Q&A with Howard Curtis and Dominique Fabre
With the recent publication of French author Dominique Fabre’s Guys Like Me and the recent review thereof, we thought, why not get author and translator to chat quickly about the book, Fabre’s writing, and a bit more? Both were happy to do so, and translator Howard Curtis was kind enough to both prepare the questions and translate Dominique’s answers. Below is their Q&A.
Howard Curtis: Dominique, I can’t think of any other current French writers your work reminds me of. Your concentration on the everyday lives of supposedly ordinary people seems quite unfashionable. Do you feel a bit of an outsider in contemporary French literature? Is there perhaps an older French tradition that you relate more to?

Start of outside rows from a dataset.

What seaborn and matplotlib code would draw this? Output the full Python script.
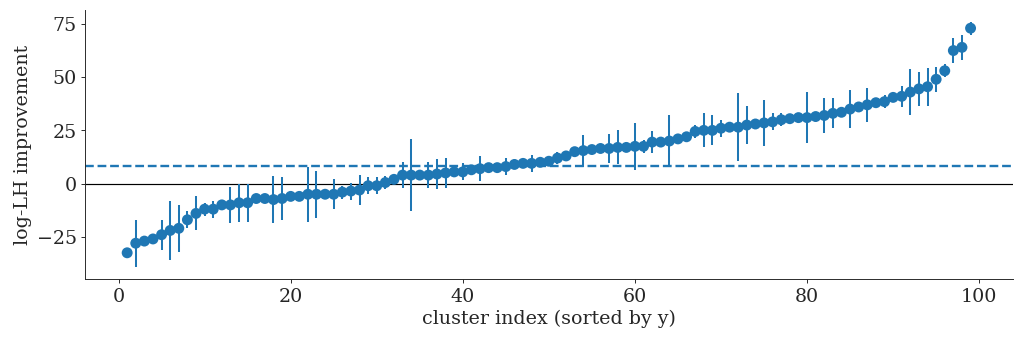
import numpy as np
import pandas as pd
import seaborn as sns
import matplotlib.pyplot as plt

# cluster index (sorted by y)
cluster_idx = list(range(1, 100))

# log-LH improvement per cluster
lh_improvement = [
    -32.5, -28, -27, -26, -24, -22, -21, -17, -14, -12,
    -12, -10, -10, -9, -9, -7, -7, -7.5, -7, -6,
    -6, -5, -5, -5, -5, -4, -3.5, -3, -1, -1,
    0.5, 2, 4, 4, 4, 4, 4.5, 5, 5.5, 5.5,
    6.5, 7, 7.5, 7.5, 8, 9, 9.5, 9.5, 10, 10.5,
    12, 13, 15, 15.5, 16, 16.5, 16.5, 17, 17, 17.5,
    17.5, 19.5, 19.5, 20, 21, 22, 24.5, 25, 25, 26,
    26.5, 26.5, 27.5, 28, 28.5, 29, 30, 30.5, 31, 31,
    31.5, 32, 33, 33.5, 35, 36, 37, 38, 38.5, 40.5,
    41, 43, 44.5, 45.5, 49, 53, 62.5, 64, 73,
]

# half-width of the error bars
lh_err = [
    0, 11, 1, 1, 7, 14, 11, 4, 8, 3,
    4, 2, 8.5, 9, 9, 2, 1, 11, 10, 1,
    2, 13, 11, 1, 7, 3, 4, 7, 4, 4,
    3, 2, 6, 17, 2, 6, 7, 7, 2, 4,
    2, 6, 2, 2, 4, 2, 2, 4, 1, 2,
    3, 1, 2, 7.5, 1, 1, 7, 8, 1, 11,
    3, 5, 2, 12, 2, 1, 3, 8, 7, 4,
    1, 16, 9, 1, 11, 4, 3, 1, 1, 12,
    1, 8, 7, 1, 9, 1, 8, 1, 3, 2,
    5, 11, 8, 9, 6, 3, 6, 6, 3,
]

# dashed reference level
threshold = 8.5

df = pd.DataFrame({"idx": cluster_idx, "y": lh_improvement, "err": lh_err})

sns.set_style("ticks")
plt.rcParams["font.family"] = ["DejaVu Serif"]
plt.rcParams["font.size"] = 16

fig, ax = plt.subplots(figsize=(12, 4), dpi=1024 / 12)
fig.subplots_adjust(left=0.083, right=0.989, top=0.971, bottom=0.182)

# error bars + points
ax.errorbar(df["idx"], df["y"], yerr=df["err"], fmt="none",
            ecolor="#1f77b4", elinewidth=1.7, zorder=2)
sns.scatterplot(data=df, x="idx", y="y", color="#1f77b4", s=85,
                edgecolor="none", ax=ax, zorder=3)

ax.axhline(0, color="black", lw=1, zorder=1)
ax.axhline(threshold, color="#1f77b4", lw=2, ls="--", zorder=1)

ax.set_xticks([0, 20, 40, 60, 80, 100])
ax.set_yticks([-25, 0, 25, 50, 75])
ax.set_xlabel("cluster index (sorted by y)")
ax.set_ylabel("log-LH improvement")
sns.despine(ax=ax)

fig.savefig("out.png", dpi=1024 / 12)
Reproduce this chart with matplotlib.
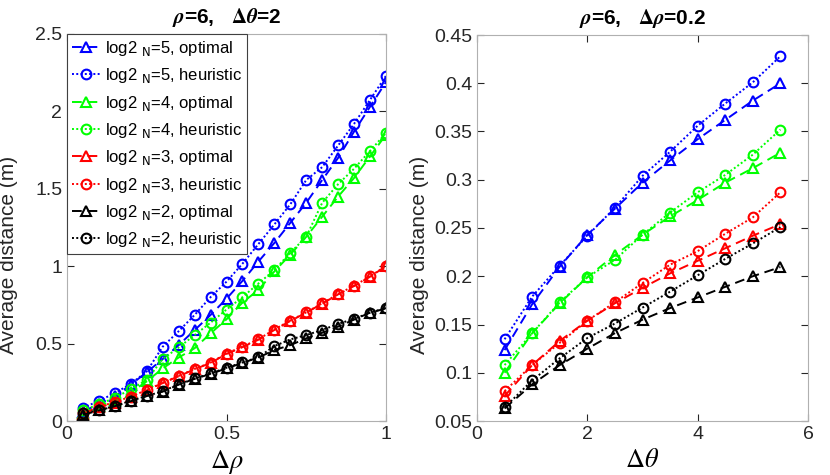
import matplotlib.pyplot as plt
import numpy as np
from matplotlib.ticker import FormatStrFormatter

plt.rcParams['font.family'] = ['Liberation Sans', 'DejaVu Sans']
plt.rcParams['mathtext.fontset'] = 'dejavusans'

# left panel: rho=6, dtheta=2, x = delta rho
drho = [0.05, 0.10, 0.15, 0.20, 0.25, 0.30, 0.35, 0.40, 0.45, 0.50,
        0.55, 0.60, 0.65, 0.70, 0.75, 0.80, 0.85, 0.90, 0.95, 1.00]
L_n5_opt = [0.06, 0.11, 0.16, 0.235, 0.315, 0.40, 0.49, 0.587, 0.685, 0.79,
            0.905, 1.03, 1.15, 1.28, 1.41, 1.557, 1.70, 1.87, 2.03, 2.19]
L_n5_heu = [0.085, 0.13, 0.18, 0.24, 0.32, 0.48, 0.58, 0.685, 0.80, 0.90,
            1.016, 1.143, 1.27, 1.40, 1.557, 1.64, 1.78, 1.92, 2.075, 2.23]
L_n4_opt = [0.05, 0.095, 0.135, 0.185, 0.256, 0.34, 0.41, 0.47, 0.566, 0.657,
            0.765, 0.847, 0.966, 1.075, 1.19, 1.32, 1.45, 1.57, 1.71, 1.85]
L_n4_heu = [0.07, 0.107, 0.15, 0.205, 0.265, 0.40, 0.475, 0.555, 0.635, 0.72,
            0.80, 0.888, 0.975, 1.087, 1.19, 1.41, 1.53, 1.63, 1.745, 1.86]
L_n3_opt = [0.045, 0.088, 0.118, 0.155, 0.198, 0.245, 0.289, 0.334, 0.375, 0.433,
            0.477, 0.525, 0.588, 0.646, 0.70, 0.758, 0.818, 0.872, 0.932, 1.0]
L_n3_heu = [0.05, 0.092, 0.122, 0.158, 0.2, 0.247, 0.291, 0.336, 0.377, 0.436,
            0.48, 0.528, 0.591, 0.649, 0.702, 0.76, 0.82, 0.874, 0.934, 1.002]
L_n2_opt = [0.04, 0.068, 0.096, 0.128, 0.161, 0.19, 0.235, 0.272, 0.304, 0.34,
            0.375, 0.41, 0.458, 0.49, 0.534, 0.57, 0.61, 0.655, 0.70, 0.727]
L_n2_heu = [0.05, 0.07, 0.098, 0.13, 0.162, 0.192, 0.237, 0.275, 0.307, 0.344,
            0.378, 0.412, 0.484, 0.527, 0.555, 0.588, 0.627, 0.66, 0.70, 0.73]

# right panel: rho=6, drho=0.2, x = delta theta
dtheta = [0.5, 1.0, 1.5, 2.0, 2.5, 3.0, 3.5, 4.0, 4.5, 5.0, 5.5]
R_n5_opt = [0.1235, 0.171, 0.210, 0.243, 0.270, 0.297, 0.320, 0.342, 0.362, 0.382, 0.400]
R_n5_heu = [0.1347, 0.179, 0.211, 0.242, 0.271, 0.304, 0.329, 0.356, 0.379, 0.401, 0.428]
R_n4_opt = [0.100, 0.141, 0.172, 0.199, 0.222, 0.243, 0.262, 0.279, 0.297, 0.312, 0.328]
R_n4_heu = [0.108, 0.141, 0.173, 0.199, 0.217, 0.243, 0.266, 0.287, 0.305, 0.326, 0.352]
R_n3_opt = [0.076, 0.108, 0.133, 0.154, 0.172, 0.188, 0.203, 0.216, 0.229, 0.242, 0.254]
R_n3_heu = [0.081, 0.108, 0.131, 0.154, 0.173, 0.193, 0.212, 0.226, 0.244, 0.261, 0.287]
R_n2_opt = [0.063, 0.088, 0.108, 0.125, 0.141, 0.155, 0.167, 0.178, 0.189, 0.200, 0.2095]
R_n2_heu = [0.064, 0.092, 0.115, 0.136, 0.151, 0.1675, 0.184, 0.201, 0.218, 0.234, 0.251]

colors = ['#0000ff', '#00ff00', '#ff0000', '#000000']
nvals = [5, 4, 3, 2]
left_series = [(L_n5_opt, L_n5_heu), (L_n4_opt, L_n4_heu), (L_n3_opt, L_n3_heu), (L_n2_opt, L_n2_heu)]
right_series = [(R_n5_opt, R_n5_heu), (R_n4_opt, R_n4_heu), (R_n3_opt, R_n3_heu), (R_n2_opt, R_n2_heu)]

fig = plt.figure(figsize=(8.3, 4.75), dpi=100)
ax1 = fig.add_axes([67/830, 1-421/475, 319/830, 387/475])
ax2 = fig.add_axes([477/830, 1-421/475, 331/830, 386/475])

def draw(ax, x, series):
    for c, n, (opt, heu) in zip(colors, nvals, series):
        ax.plot(x, opt, linestyle=(0, (5, 3)), color=c, lw=1.4, marker='^', ms=7,
                mfc='none', mew=1.5, label=r'log2 $_{\mathrm{N}}$=%d, optimal' % n)
        ax.plot(x, heu, linestyle=(0, (1, 1.2)), color=c, lw=1.4, marker='o', ms=7,
                mfc='none', mew=1.5, label=r'log2 $_{\mathrm{N}}$=%d, heuristic' % n)

draw(ax1, drho, left_series)
draw(ax2, dtheta, right_series)

for ax in (ax1, ax2):
    ax.tick_params(direction='in', top=True, right=True, labelsize=14, length=5,
                   colors='#262626')
    for s in ax.spines.values():
        s.set_color('#b0b0b0')
    ax.set_ylabel('Average distance (m)', fontsize=15, color='#262626')
    ax.yaxis.set_major_formatter(FormatStrFormatter('%g'))
    ax.xaxis.set_major_formatter(FormatStrFormatter('%g'))

ax1.set_xlim(0, 1)
ax1.set_ylim(0, 2.5)
ax1.set_xticks([0, 0.5, 1])
ax1.set_yticks([0, 0.5, 1, 1.5, 2, 2.5])
ax1.set_xlabel(r'$\Delta\rho$', fontsize=19, math_fontfamily='stix')
ax1.set_title(r'$\mathbfit{\rho}$=6,   $\mathbf{\Delta}\mathbfit{\theta}$=2', fontsize=15,
              fontweight='bold', math_fontfamily='stix', pad=8)
ax1.yaxis.set_label_coords(-0.155, 0.43)

ax2.set_xlim(0, 6)
ax2.set_ylim(0.05, 0.45)
ax2.set_xticks([0, 2, 4, 6])
ax2.set_yticks(np.arange(0.05, 0.451, 0.05))
ax2.set_xlabel(r'$\Delta\theta$', fontsize=19, math_fontfamily='stix')
ax2.set_title(r'$\mathbfit{\rho}$=6,   $\mathbf{\Delta}\mathbfit{\rho}$=0.2', fontsize=15,
              fontweight='bold', math_fontfamily='stix', pad=8)
ax2.yaxis.set_label_coords(-0.145, 0.43)

leg = ax1.legend(loc='upper left', fontsize=12, handlelength=1.7, handletextpad=0.3,
                 borderaxespad=0.0, labelspacing=0.5, fancybox=False, framealpha=1,
                 borderpad=0.3)
leg.get_frame().set_edgecolor('#404040')
leg.get_frame().set_linewidth(0.8)

fig.savefig('out.png', dpi=100)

Dominique Fabre: Actually I’m not aware that what I write is especially different, I’ve never wanted to be an outsider, but without ever being quite sure why I’ve always been a little bit outside the mainstream, and that’s just the way it is. I try to write about the strange and fascinating aspects of our lives, without turning them into something they aren’t. The everyday is the dimension of our lives, whether we like it or not. I am in fact very fond of certain writers from the ’30s, ’40s, and ’50s—Henri Calet, Emmanuel Bove, Guérin, Guilloux—who strike me as very modern, especially since they weren’t trying to be, but they’ve been forgotten. On the one hand, they were from working-class backgrounds, and then in France we had the nouveau roman. And that was followed by autofiction, always something new to replace the latest novelty, and so on.

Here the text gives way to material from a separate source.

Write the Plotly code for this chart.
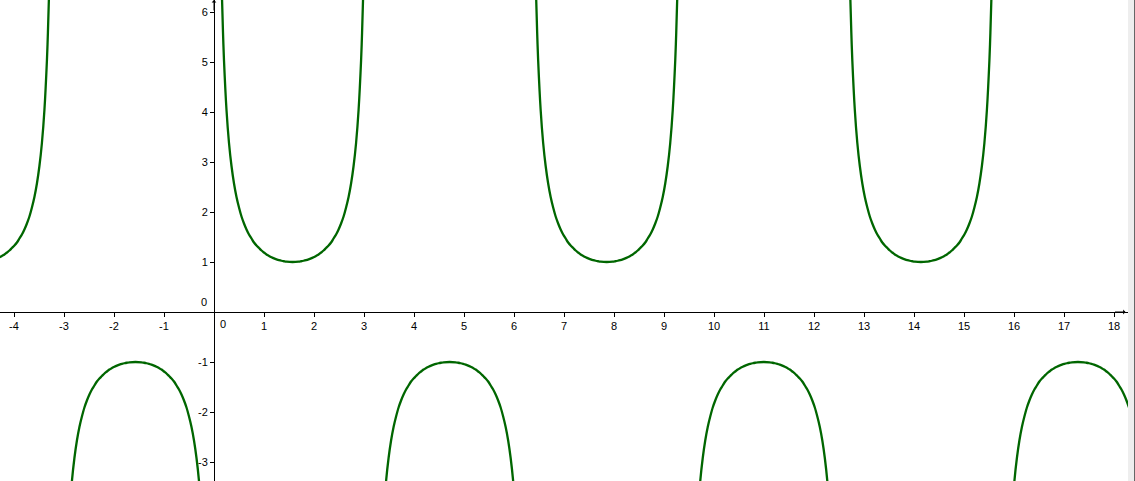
import plotly.graph_objects as go

# ---- data (graph of y = csc x) ----
# one hump profile: offset from the hump's start and height
hump_offsets = [0.16, 0.18, 0.20, 0.25, 0.30, 0.35, 0.40, 0.45, 0.50, 0.55, 0.60, 0.65,
                0.70, 0.75, 0.80, 0.85, 0.90, 0.95, 1.00, 1.05, 1.10, 1.15, 1.20, 1.25,
                1.30, 1.35, 1.40, 1.45, 1.5708, 1.6916, 1.7416, 1.7916, 1.8416, 1.8916,
                1.9416, 1.9916, 2.0416, 2.0916, 2.1416, 2.1916, 2.2416, 2.2916, 2.3416,
                2.3916, 2.4416, 2.4916, 2.5416, 2.5916, 2.6416, 2.6916, 2.7416, 2.7916,
                2.8416, 2.8916, 2.9416, 2.9616, 2.9816]
upper_heights = [6.28, 5.59, 5.03, 4.04, 3.38, 2.92, 2.57, 2.30, 2.09, 1.91, 1.77, 1.65,
                 1.55, 1.47, 1.39, 1.33, 1.28, 1.23, 1.19, 1.15, 1.122, 1.096, 1.073, 1.054,
                 1.038, 1.025, 1.015, 1.007, 1.00, 1.007, 1.015, 1.025, 1.038, 1.054,
                 1.073, 1.096, 1.122, 1.15, 1.19, 1.23, 1.28, 1.33, 1.39,
                 1.47, 1.55, 1.65, 1.77, 1.91, 2.09, 2.30, 2.57, 2.92,
                 3.38, 4.04, 5.03, 5.59, 6.28]
lower_heights = [-6.28, -5.59, -5.03, -4.04, -3.38, -2.92, -2.57, -2.30, -2.09, -1.91, -1.77, -1.65,
                 -1.55, -1.47, -1.39, -1.33, -1.28, -1.23, -1.19, -1.15, -1.122, -1.096, -1.073, -1.054,
                 -1.038, -1.025, -1.015, -1.007, -1.00, -1.007, -1.015, -1.025, -1.038, -1.054,
                 -1.073, -1.096, -1.122, -1.15, -1.19, -1.23, -1.28, -1.33, -1.39,
                 -1.47, -1.55, -1.65, -1.77, -1.91, -2.09, -2.30, -2.57, -2.92,
                 -3.38, -4.04, -5.03, -5.59, -6.28]
upper_starts = [-6.2832, 0.0, 6.2832, 12.5664]
lower_starts = [-3.1416, 3.1416, 9.4248, 15.708]

x_ticks = [-4, -3, -2, -1, 1, 2, 3, 4, 5, 6, 7, 8, 9, 10, 11, 12, 13, 14, 15, 16, 17, 18]
x_tick_labels = ["-4", "-3", "-2", "-1", "1", "2", "3", "4", "5", "6", "7", "8", "9",
                 "10", "11", "12", "13", "14", "15", "16", "17", "18"]
y_ticks = [-3, -2, -1, 1, 2, 3, 4, 5, 6]
y_tick_labels = ["-3", "-2", "-1", "1", "2", "3", "4", "5", "6"]

x_range = [-4.28, 18.28]
y_range = [-3.38, 6.24]

W, H = 1135, 481
R_MARGIN = 7
CURVE = "#006600"

fig = go.Figure()
for starts, heights in ((upper_starts, upper_heights), (lower_starts, lower_heights)):
    for s in starts:
        fig.add_trace(go.Scatter(
            x=[s + t for t in hump_offsets], y=heights, mode="lines",
            line=dict(color=CURVE, width=2.3, shape="spline", smoothing=1.0),
            hoverinfo="skip", showlegend=False))

plot_w = W - R_MARGIN
y_pos = (0 - y_range[0]) / (y_range[1] - y_range[0])
x_pos = (0 - x_range[0]) / (x_range[1] - x_range[0])

font = dict(family="Liberation Sans, Arial, sans-serif", size=11, color="#000000")

fig.update_layout(
    width=W, height=H,
    margin=dict(l=0, r=R_MARGIN, t=0, b=0, pad=0, autoexpand=False),
    paper_bgcolor="white", plot_bgcolor="white",
    showlegend=False,
    xaxis=dict(range=x_range, anchor="free", position=y_pos, showgrid=False,
               zeroline=False, showline=True, linecolor="black", linewidth=1,
               tickmode="array", tickvals=x_ticks, ticktext=x_tick_labels,
               ticks="outside", ticklen=4, automargin=False,
               tickcolor="black", tickfont=font, fixedrange=True),
    yaxis=dict(range=y_range, anchor="free", position=x_pos, showgrid=False,
               zeroline=False, showline=True, linecolor="black", linewidth=1,
               tickmode="array", tickvals=y_ticks, ticktext=y_tick_labels,
               ticks="outside", ticklen=4, automargin=False,
               tickcolor="black", tickfont=font, fixedrange=True),
)

# the two "0" labels placed beside the origin, as GeoGebra does
fig.add_annotation(x=0, y=0, xref="x", yref="y", text="0", showarrow=False,
                   xanchor="left", yanchor="top", xshift=4, yshift=-4, font=font)
fig.add_annotation(x=0, y=0, xref="x", yref="y", text="0", showarrow=False,
                   xanchor="right", yanchor="bottom", xshift=-5, yshift=2, font=font)

# axis arrow heads
fig.add_annotation(x=x_range[1] - 0.05, y=0, ax=-12, ay=0, xref="x", yref="y",
                   text="", showarrow=True, arrowhead=1, arrowsize=0.8,
                   arrowwidth=1, arrowcolor="black")
fig.add_annotation(x=0, y=y_range[1], ax=0, ay=12, xref="x", yref="y",
                   text="", showarrow=True, arrowhead=1, arrowsize=0.8,
                   arrowwidth=1, arrowcolor="black")

# grey strip at the right edge of the view
fig.add_shape(type="rect", xref="paper", yref="paper",
              x0=1, x1=1 + (R_MARGIN - 1) / plot_w, y0=0, y1=1,
              fillcolor="#eeeeee", line=dict(width=0), layer="above")
fig.add_shape(type="rect", xref="paper", yref="paper",
              x0=1 + (R_MARGIN - 1) / plot_w, x1=1 + R_MARGIN / plot_w, y0=0, y1=1,
              fillcolor="#666666", line=dict(width=0), layer="above")

fig.write_html("out.html", config=dict(displayModeBar=False),
               post_script="document.body.style.margin='0';document.body.style.overflow='hidden';")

HC: What’s remarkable about your work is that although the subject matter may seem dull, you manage to make it exciting and to keep the reader’s attention. One way you do this is through your style, the way you move constantly from present to past, from thoughts to memories to dialogue, sometimes in the same sentence, to convey the main character’s state of mind. I wonder if you can say something about how you evolved this style.
DF: Yes, I don’t write about amazing adventures! As far as the writing is concerned, it’s a kind of stew, I mix things up the way we all do when we talk to ourselves, I think this way of writing more or less reproduces how things happen in our heads, when we’re alone or when we’re not lying. This “style” is still evolving from book to book, I’m pleased when people tell me they recognize my work after two lines.
HC: Your novel has a very specific setting, not just Paris, but a particular suburb of Paris, and you include many references to actual places with which most of your readers would be unfamiliar. Are you ever afraid that your readers, especially those outside France, would be alienated by this, or do you think, on the contrary, that it adds to the book’s fascination?
DF: Almost all my books take place in a little corner of the Paris suburbs where, it’s true, nothing unusual happens. That’s why you can imagine all kinds of stories, which contrast with the rather gray setting. I spent my teenage years in the suburbs, I know certain places well, and that avoids me having to worry about getting the geography right when I’m writing. I’m a big fan of the Gare Saint-Lazare, and I always try to include a train in my stories, which gives me an excuse to go on an aimless excursion in the Paris region. I love these neutral places where nothing much happens, they give me a greater sense of freedom than places filled with significance. And perhaps this relative anonymity of the locations—a station platform, an apartment building, the Seine—actually allows the readers to imagine the settings for themselves.
HC: Your main character frequently refers to, and quotes from, F. Scott Fitzgerald. What does the work of Fitzgerald mean to you? And are there other English-language writers you feel close to?
DF: I fell in love with F. Scott Fitzgerald, he’s the first American writer I read a lot of. He foresaw many things, he was unhappy but quite brilliant, and The Crack Up is a great text about depression. Two American writers who mean a lot to me are John Cheever, who’s a wonderful stylist, and John Fante, whom I often re-read and whom I discovered because Charles Bukowski talks about him. John Fante is a very individual writer, a great stylist too, I find. I’ve also learned a lot from reading the books of Bernard Malamud . . . Actually, the list of wonderful writers is a very long one. There’s a British writer from the ’60s I really liked: Alan Sillitoe, he’s rather forgotten now, if I’m not mistaken.
HC: Finally, if you could sum up in a few words what you hope a new reader, especially a non-French reader, would get from your work, what would you say?
DF: Perhaps a sense of how wonderful and how fragile our lives are, and also the importance of resisting a technological consumer society in which the degree of mass dumbing-down can sometimes be really alarming.